(Records supplied):
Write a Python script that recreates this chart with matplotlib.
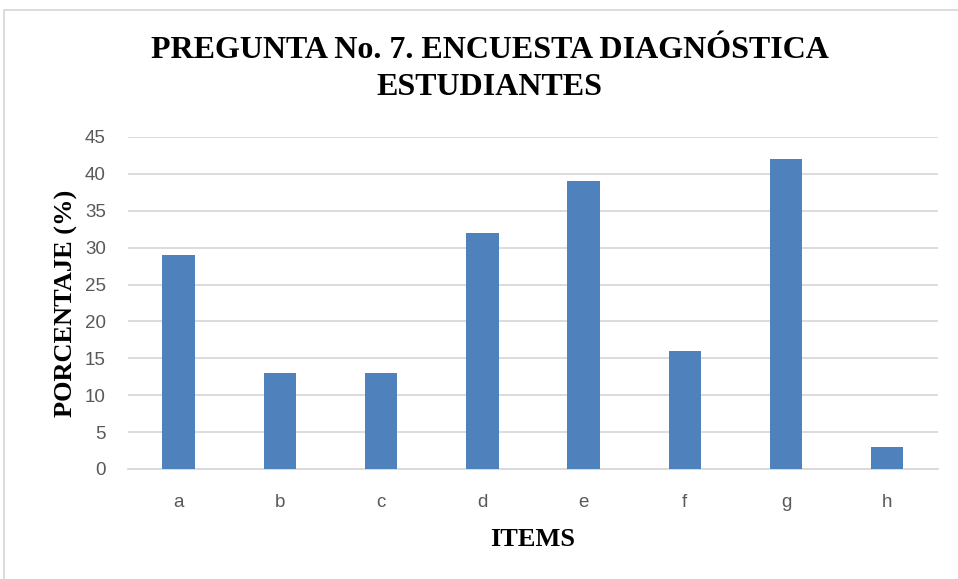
import matplotlib.pyplot as plt
from matplotlib.patches import Rectangle

# datos
items = ['a', 'b', 'c', 'd', 'e', 'f', 'g', 'h']
porcentaje = [29, 13, 13, 32, 39, 16, 42, 3]
yticks = [0, 5, 10, 15, 20, 25, 30, 35, 40, 45]

fig = plt.figure(figsize=(9.58, 5.79), dpi=100)
ax = fig.add_axes([0.1336, 0.19, 0.8454, 0.5734])

ax.bar(items, porcentaje, width=0.32, color='#4F81BD', zorder=3)

ax.set_xlim(-0.5, len(items) - 0.5)
ax.set_ylim(0, 45)
ax.set_yticks(yticks)
ax.yaxis.grid(True, color='#D9D9D9', linewidth=1.3, zorder=0)
for s in ['top', 'right', 'left']:
    ax.spines[s].set_visible(False)
ax.spines['bottom'].set_color('#D9D9D9')
ax.spines['bottom'].set_linewidth(1.3)
ax.tick_params(length=0, labelsize=13.5, labelcolor='#595959')
for lab in ax.get_xticklabels() + ax.get_yticklabels():
    lab.set_family('Liberation Sans')
ax.tick_params(axis='y', pad=16)
ax.tick_params(axis='x', pad=18)

ax.set_xlabel('ITEMS', family='Liberation Serif', weight='bold', fontsize=19, labelpad=12)
ax.set_ylabel('PORCENTAJE (%)', family='Liberation Serif', weight='bold', fontsize=19, labelpad=5)

fig.text(0.511, 0.881, 'PREGUNTA No. 7. ENCUESTA DIAGNÓSTICA\nESTUDIANTES',
         ha='center', va='center', family='Liberation Serif', weight='bold',
         fontsize=23, linespacing=1.35)

# marco exterior
fig.patches.append(Rectangle((4 / 958, -0.05), 1.2, 1 - 10 / 579 + 0.05,
                             transform=fig.transFigure, fill=False,
                             edgecolor='#D9D9D9', linewidth=1.3))

fig.savefig('out.png', dpi=100)
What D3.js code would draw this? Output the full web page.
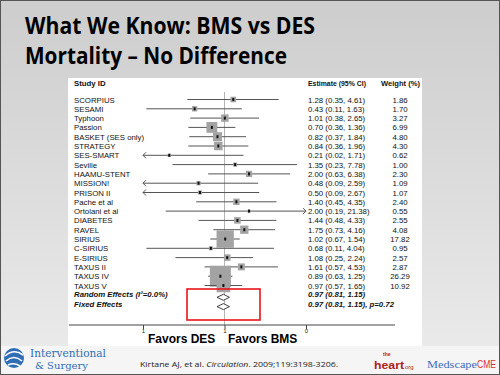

(Problem):
Of all the lines in the material above, how many contain the word "matplotlib"? Give only the count.

(Exercise solution):
3